元々生乳のために飼育していた子牛の取引価格は約14万程度でした。
しかし、その後飼料の高騰や生乳の抑制などにより各農家の経営が圧迫されたことにより数ヶ月後には5000円まで取引価格が暴落しました。
最低取引価格としては1000円と過去の取引価格から見てもありえないくらいの値段まで落ちています。
牛の値段もここまで暴落したことによって酪農農家としての収入はここでも激減する形になりました。
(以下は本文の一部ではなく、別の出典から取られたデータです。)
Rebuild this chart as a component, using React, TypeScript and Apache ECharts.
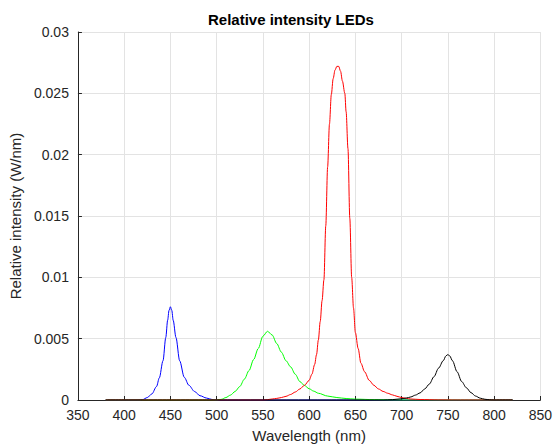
import React, { useEffect, useRef } from "react";
import * as echarts from "echarts";

const titleText = "Relative intensity LEDs";
const xName = "Wavelength (nm)";
const yName = "Relative intensity (W/nm)";

const blueNm = [380, 400, 415, 420, 425, 430, 435, 438, 442, 445, 447, 448.5, 450, 451.5, 453, 456, 460, 465, 470, 476, 482, 489, 495, 500, 600, 700, 820];
const blueVal = [0, 0, 0, 0.00003, 0.0002, 0.0005, 0.0011, 0.0018, 0.0032, 0.0051, 0.0065, 0.0073, 0.0076, 0.0073, 0.0065, 0.0051, 0.0032, 0.00185, 0.0012, 0.0007, 0.00035, 0.00016, 0.00004, 0, 0, 0, 0];

const greenNm = [380, 450, 495, 500, 505, 510, 515, 520, 525, 530, 535, 540, 545, 550, 555, 560, 565, 570, 575, 580, 585, 590, 595, 600, 605, 610, 620, 630, 640, 650, 670, 690, 700, 760, 820];
const greenVal = [0, 0, 0, 0, 0.00005, 0.0002, 0.0004, 0.0007, 0.0011, 0.0017, 0.0024, 0.0033, 0.0042, 0.0052, 0.0056, 0.0053, 0.0046, 0.0039, 0.0032, 0.0027, 0.0021, 0.0015, 0.00118, 0.00092, 0.00072, 0.00055, 0.00032, 0.0002, 0.00012, 0.00007, 0.00003, 0.00001, 0, 0, 0];

const redNm = [380, 450, 550, 555, 560, 565, 570, 575, 580, 585, 590, 595, 600, 603, 606, 608, 610, 612, 614, 616, 618, 620, 622, 624, 626, 628, 630, 632, 634, 636, 638.6, 640, 642, 644, 646, 648, 650, 653, 656, 660, 665, 670, 675, 680, 685, 690, 695, 700, 705, 710, 720, 740, 760, 820];
const redVal = [0, 0, 0, 0.00003, 0.00008, 0.00013, 0.0002, 0.0003, 0.00045, 0.00065, 0.0009, 0.0012, 0.0016, 0.0021, 0.0029, 0.0037, 0.0049, 0.0064, 0.0081, 0.0098, 0.0142, 0.019, 0.0225, 0.0249, 0.0262, 0.0269, 0.0272, 0.0272, 0.0268, 0.026, 0.025, 0.0235, 0.0205, 0.0148, 0.01, 0.0075, 0.0055, 0.0042, 0.003, 0.0023, 0.0016, 0.0012, 0.0009, 0.0007, 0.00055, 0.00042, 0.0003, 0.0002, 0.00013, 0.00008, 0.00004, 0.00001, 0, 0];

const blackNm = [380, 500, 600, 680, 690, 700, 705, 710, 715, 720, 725, 730, 735, 740, 745, 748, 750, 752, 755, 760, 765, 770, 775, 780, 785, 790, 795, 800, 820];
const blackVal = [0, 0, 0, 0, 0.00003, 0.0001, 0.00016, 0.00025, 0.0004, 0.00058, 0.0009, 0.0013, 0.0019, 0.0026, 0.0032, 0.0036, 0.0037, 0.0036, 0.0032, 0.0023, 0.0015, 0.001, 0.0006, 0.00032, 0.00015, 0.00006, 0.00002, 0, 0];

const seriesDefs = [
  { name: "Blue", nm: blueNm, val: blueVal, color: "#0000ff" },
  { name: "Green", nm: greenNm, val: greenVal, color: "#00ff00" },
  { name: "Red", nm: redNm, val: redVal, color: "#ff0000" },
  { name: "Black", nm: blackNm, val: blackVal, color: "#000000" },
];

const FONT = "'Liberation Sans', Arial, Helvetica, sans-serif";
const TXT = "#262626";

export default function App() {
  const ref = useRef<HTMLDivElement>(null);
  useEffect(() => {
    if (!ref.current) return;
    const chart = echarts.init(ref.current, undefined, { renderer: "svg" });
    chart.setOption({
      animation: false,
      backgroundColor: "#ffffff",
      title: {
        text: titleText,
        left: 208,
        top: 12,
        padding: 0,
        textStyle: { fontFamily: FONT, fontSize: 15, fontWeight: "bold", color: "#000000" },
      },
      grid: { left: 73, right: 12, top: 32, bottom: 47, containLabel: false },
      xAxis: {
        type: "value",
        min: 350,
        max: 850,
        interval: 50,
        name: xName,
        nameLocation: "middle",
        nameGap: 28,
        nameTextStyle: { fontFamily: FONT, fontSize: 15, color: TXT },
        axisLine: { show: true, onZero: false, lineStyle: { color: TXT, width: 1 } },
        axisTick: { show: true, inside: true, length: 4, lineStyle: { color: TXT } },
        axisLabel: { fontFamily: FONT, fontSize: 14, color: TXT, margin: 8 },
        splitLine: { show: true, lineStyle: { color: "#e3e3e3", width: 1 } },
      },
      yAxis: {
        type: "value",
        min: 0,
        max: 0.03,
        interval: 0.005,
        name: yName,
        nameLocation: "middle",
        nameGap: 49,
        nameTextStyle: { fontFamily: FONT, fontSize: 15, color: TXT },
        axisLine: { show: true, onZero: false, lineStyle: { color: TXT, width: 1 } },
        axisTick: { show: true, inside: true, length: 4, lineStyle: { color: TXT } },
        axisLabel: { fontFamily: FONT, fontSize: 14, color: TXT, margin: 9 },
        splitLine: { show: true, lineStyle: { color: "#e3e3e3", width: 1 } },
      },
      series: seriesDefs.map((s) => ({
        type: "line",
        name: s.name,
        showSymbol: false,
        smooth: 0.3,
        smoothMonotone: "x",
        lineStyle: { color: s.color, width: 1 },
        itemStyle: { color: s.color },
        data: s.nm.map((x, i) => [x, s.val[i]]),
      })),
    });
    return () => chart.dispose();
  }, []);
  return (
    <div
      ref={ref}
      style={{ position: "fixed", left: 0, top: 0, width: 555, height: 448, background: "#fff" }}
    />
  );
}
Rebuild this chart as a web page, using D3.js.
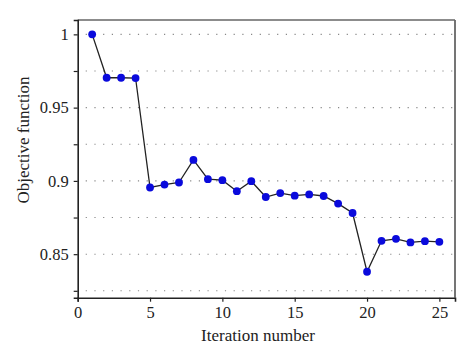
<!DOCTYPE html>
<html>
<head>
<meta charset="utf-8">
<script src="https://cdn.jsdelivr.net/npm/d3@7"></script>
<style>
  html, body { margin: 0; padding: 0; background: #fff; }
  svg { display: block; }
  text { font-family: "Liberation Serif", "DejaVu Serif", serif; fill: #222; }
</style>
</head>
<body>
<svg id="chart" width="474" height="361"></svg>
<script>
const iterations = [1,2,3,4,5,6,7,8,9,10,11,12,13,14,15,16,17,18,19,20,21,22,23,24,25];
const objective = [1.0, 0.9704, 0.9704, 0.9702, 0.8955, 0.8975, 0.8989, 0.9143, 0.9012, 0.9005,
                   0.893, 0.8998, 0.889, 0.8917, 0.8899, 0.8908, 0.8897, 0.8845, 0.8781, 0.838,
                   0.8591, 0.8605, 0.858, 0.8589, 0.8584];
const xTicks = [0, 5, 10, 15, 20, 25];
const yMajorTicks = [0.85, 0.9, 0.95, 1];
const yGridTicks = [0.825, 0.85, 0.875, 0.9, 0.925, 0.95, 0.975, 1.0];
const xLabel = "Iteration number";
const yLabel = "Objective function";

const svg = d3.select("#chart");
const L = 77.7, R = 455, T = 20, B = 297.7;
const x = d3.scaleLinear().domain([0, 26.08]).range([L, R]);
const y = d3.scaleLinear().domain([0.8203, 1.0098]).range([B, T]);

// grid
svg.append("g").selectAll("line").data(yGridTicks).join("line")
  .attr("x1", L + 8).attr("x2", R - 2)
  .attr("y1", d => y(d)).attr("y2", d => y(d))
  .attr("stroke", "#888").attr("stroke-width", 1.1)
  .attr("stroke-dasharray", "1.2,7.5");

// frame top/right
svg.append("line").attr("x1", L).attr("x2", R).attr("y1", T).attr("y2", T)
  .attr("stroke", "#666").attr("stroke-width", 1.6);
svg.append("line").attr("x1", R).attr("x2", R).attr("y1", T).attr("y2", B)
  .attr("stroke", "#666").attr("stroke-width", 1.8);

// axes
const fmt = d => d3.format("")(+d.toFixed(3));
const xAxis = svg.append("g").attr("transform", `translate(0,${B})`)
  .call(d3.axisBottom(x).tickValues(xTicks).tickSize(4).tickPadding(5).tickFormat(d => d));
const yAxis = svg.append("g").attr("transform", `translate(${L},0)`)
  .call(d3.axisLeft(y).tickValues(yGridTicks).tickSize(4).tickPadding(5)
    .tickFormat(d => yMajorTicks.some(v => Math.abs(v - d) < 1e-9) ? fmt(d) : ""));
[xAxis, yAxis].forEach(g => {
  g.select(".domain").attr("stroke", "#222").attr("stroke-width", 1.6);
  g.selectAll(".tick line").attr("stroke", "#222").attr("stroke-width", 1.2);
  g.selectAll(".tick text").attr("font-family", "Liberation Serif, DejaVu Serif, serif")
    .attr("font-size", 16.5).attr("fill", "#1a1a1a");
});

// line
const line = d3.line().x((d, i) => x(iterations[i])).y(d => y(d));
svg.append("path").datum(objective).attr("d", line)
  .attr("fill", "none").attr("stroke", "#222").attr("stroke-width", 1.3);

svg.append("g").selectAll("circle").data(objective).join("circle")
  .attr("cx", (d, i) => x(iterations[i])).attr("cy", d => y(d))
  .attr("r", 3.9).attr("fill", "#0a0adc");

// labels
svg.append("text").attr("x", 258).attr("y", 341).attr("text-anchor", "middle")
  .attr("font-size", 17).attr("fill", "#1a1a1a").text(xLabel);
svg.append("text").attr("transform", "translate(29,140) rotate(-90)")
  .attr("text-anchor", "middle").attr("font-size", 17).attr("fill", "#1a1a1a").text(yLabel);
</script>
</body>
</html>
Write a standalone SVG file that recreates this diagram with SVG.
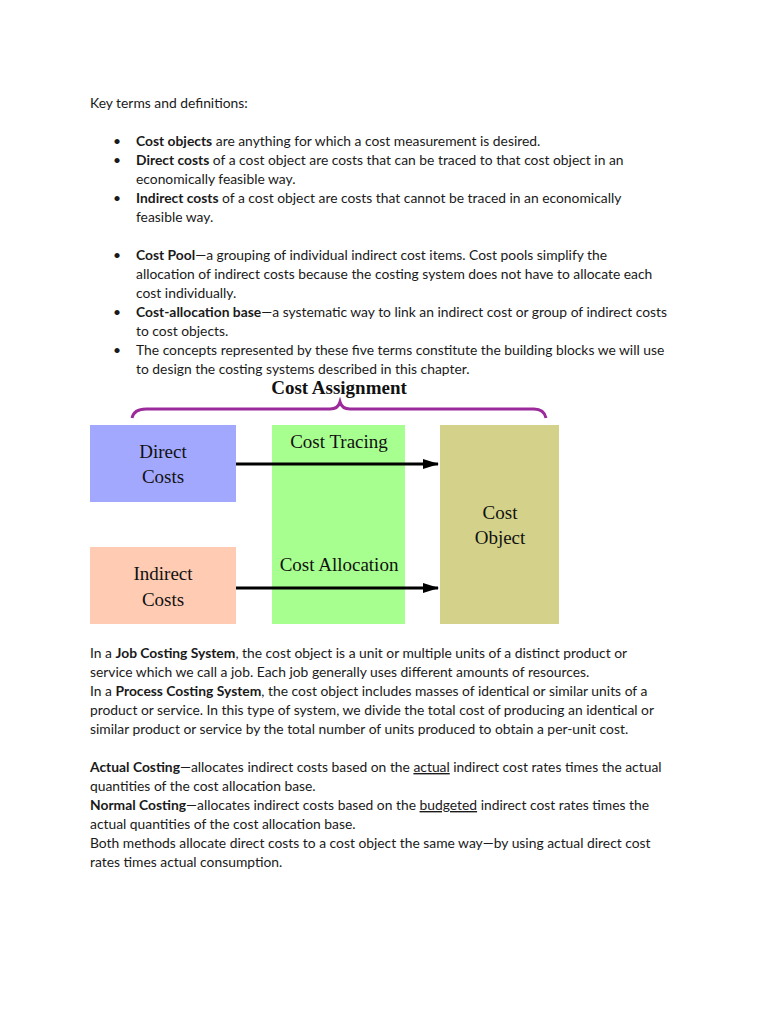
<svg xmlns="http://www.w3.org/2000/svg" width="768" height="1024" viewBox="0 0 768 1024" xml:space="preserve">
<style>
text{font-family:Lato,"Open Sans",sans-serif;font-size:13.85px;fill:#1a1a1a}
.b{font-weight:bold}
.d{font-family:"Liberation Serif",serif;font-size:19px;fill:#111}
.t{font-weight:bold}
.u{text-decoration:underline}
</style>
<defs><marker id="ah" markerWidth="16" markerHeight="10" refX="15" refY="5" orient="auto" markerUnits="userSpaceOnUse" viewBox="0 0 16 10"><path d="M0,0 L16,5 L0,10 Z" fill="#000"/></marker></defs>
<rect width="768" height="1024" fill="#fff"/>
<text x="90" y="108">Key terms and definitions:</text>
<g>
<text x="113" y="146">•</text><text x="136" y="146"><tspan class="b">Cost objects</tspan> are anything for which a cost measurement is desired.</text>
<text x="113" y="165">•</text><text x="136" y="165"><tspan class="b">Direct costs</tspan> of a cost object are costs that can be traced to that cost object in an</text>
<text x="136" y="184">economically feasible way.</text>
<text x="113" y="203">•</text><text x="136" y="203"><tspan class="b">Indirect costs</tspan> of a cost object are costs that cannot be traced in an economically</text>
<text x="136" y="222">feasible way.</text>
<text x="113" y="260">•</text><text x="136" y="260"><tspan class="b">Cost  Pool</tspan>—a grouping of individual indirect cost items.  Cost pools simplify the</text>
<text x="136" y="279">allocation of indirect costs because the costing system does not have to allocate each</text>
<text x="136" y="298">cost individually.</text>
<text x="113" y="317">•</text><text x="136" y="317"><tspan class="b">Cost-allocation base</tspan>—a systematic way to link an indirect cost or group of indirect costs</text>
<text x="136" y="336">to cost objects.</text>
<text x="113" y="355">•</text><text x="136" y="355">The concepts represented by these five terms constitute the building blocks we will use</text>
<text x="136" y="374">to design the costing systems described in this chapter.</text>
</g>
<text class="d t" x="339" y="394" text-anchor="middle">Cost Assignment</text>
<path d="M132,418 Q134,409 146,409 L330,409 Q338,409 340,402 Q342,409 350,409 L534,409 Q544,409 546,418" fill="none" stroke="#9b2a9b" stroke-width="3"/>
<g id="direct"><rect x="90" y="425" width="146" height="77" fill="#a3a8ff"/><text class="d" x="163" y="458" text-anchor="middle">Direct</text><text class="d" x="163" y="483" text-anchor="middle">Costs</text></g>
<g id="indirect"><rect x="90" y="547" width="146" height="77" fill="#ffcbb3"/><text class="d" x="163" y="580" text-anchor="middle">Indirect</text><text class="d" x="163" y="606" text-anchor="middle">Costs</text></g>
<g id="middle"><rect x="272" y="425" width="133" height="199" fill="#a7ff8f"/><text class="d" x="339" y="448" text-anchor="middle">Cost Tracing</text><text class="d" x="339" y="571" text-anchor="middle">Cost Allocation</text></g>
<g id="object"><rect x="440" y="425" width="119" height="199" fill="#d4d28a"/><text class="d" x="500" y="519" text-anchor="middle">Cost</text><text class="d" x="500" y="544" text-anchor="middle">Object</text></g>
<g id="connectors" stroke="#000" stroke-width="3">
<line x1="236" y1="464" x2="438" y2="464" marker-end="url(#ah)"/>
<line x1="236" y1="588" x2="438" y2="588" marker-end="url(#ah)"/>
</g>
<text x="90" y="658">In a <tspan class="b">Job Costing System</tspan>, the cost object is a unit or multiple units of a distinct product or</text>
<text x="90" y="677">service which we call a job.  Each job generally uses different amounts of resources.</text>
<text x="90" y="696">In a <tspan class="b">Process Costing System</tspan>, the cost object includes masses of identical or similar units of a</text>
<text x="90" y="715">product or service.  In this type of system, we divide the total cost of producing an identical or</text>
<text x="90" y="734">similar product or service by the total number of units produced to obtain a per-unit cost.</text>
<text x="90" y="772"><tspan class="b">Actual Costing</tspan>—allocates indirect costs based on the <tspan class="u">actual</tspan> indirect cost rates times the actual</text>
<text x="90" y="791">quantities of the cost allocation base.</text>
<text x="90" y="810"><tspan class="b">Normal Costing</tspan>—allocates indirect costs based on the <tspan class="u">budgeted</tspan> indirect cost rates times the</text>
<text x="90" y="829">actual quantities of the cost allocation base.</text>
<text x="90" y="848">Both methods allocate direct costs to a cost object the same way—by using actual direct cost</text>
<text x="90" y="867">rates times actual consumption.</text>
</svg>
約14万程度で取引されていたものが5000円や1000円にまで暴落する。
早期の牛の処分を推奨される畜産農家にとっては飼料の高騰だけではなくこのようなところまで影響が出ています。
このような状況では一体どこで利益を出せばいいのか。
わかりません。
生乳の値段交渉も難しい
最後にそれならば生乳などの価格をあげるしかないと思うと思います。
もちろん私たち消費者からすれば値上げは嬉しくはありませんがこのような状況では仕方ないのではとも言えます。
しかし、生乳の値上げも簡単にすることができません。
それは『一元集荷体制』という仕組みによるためです。
この仕組みは生乳を指定団体が一括して集荷して指定団体と乳業メーカーの交渉によって値段が決まる仕組みです。
そのため、酪農農家は価格交渉に基本的には参加することができないのと交渉も年に1回のため簡単には行かないのです。
この仕組みは安定した収益を取れる代わりに情勢などの変化には対応がすぐにはできない欠点があります。
今回のような情勢の変化が著しい中でもこの仕組みのため値上げすることが簡単ではないのです。
まとめ
現在の畜産農家の情勢はかなり厳しい状況です。
このままでは、ほとんどの農家が廃業してしまうのではないでしょうか。
この記事では紹介してきた飼料の高騰や畜産クラスターから生乳の抑制、牛の価格の暴落どれも経営にダメージを与えるのには十分すぎる内容です。
情勢の影響なのだから仕方がないと言えばそうかもしれませんが、農業としてはこれから生産性を向上して食料自給率をあげていく必要などを考えれば今回のことで多くの農家を失うわけにはいきません。
少しでも早めの対策として国も農家に救いの手を伸ばして欲しいところです。
最後まで読んで下さり畜産農家の現状が悲惨なことは伝わったろ思います。
今後も世界の情勢と国内の農業の情勢に少しでも興味を持っていただければと思います。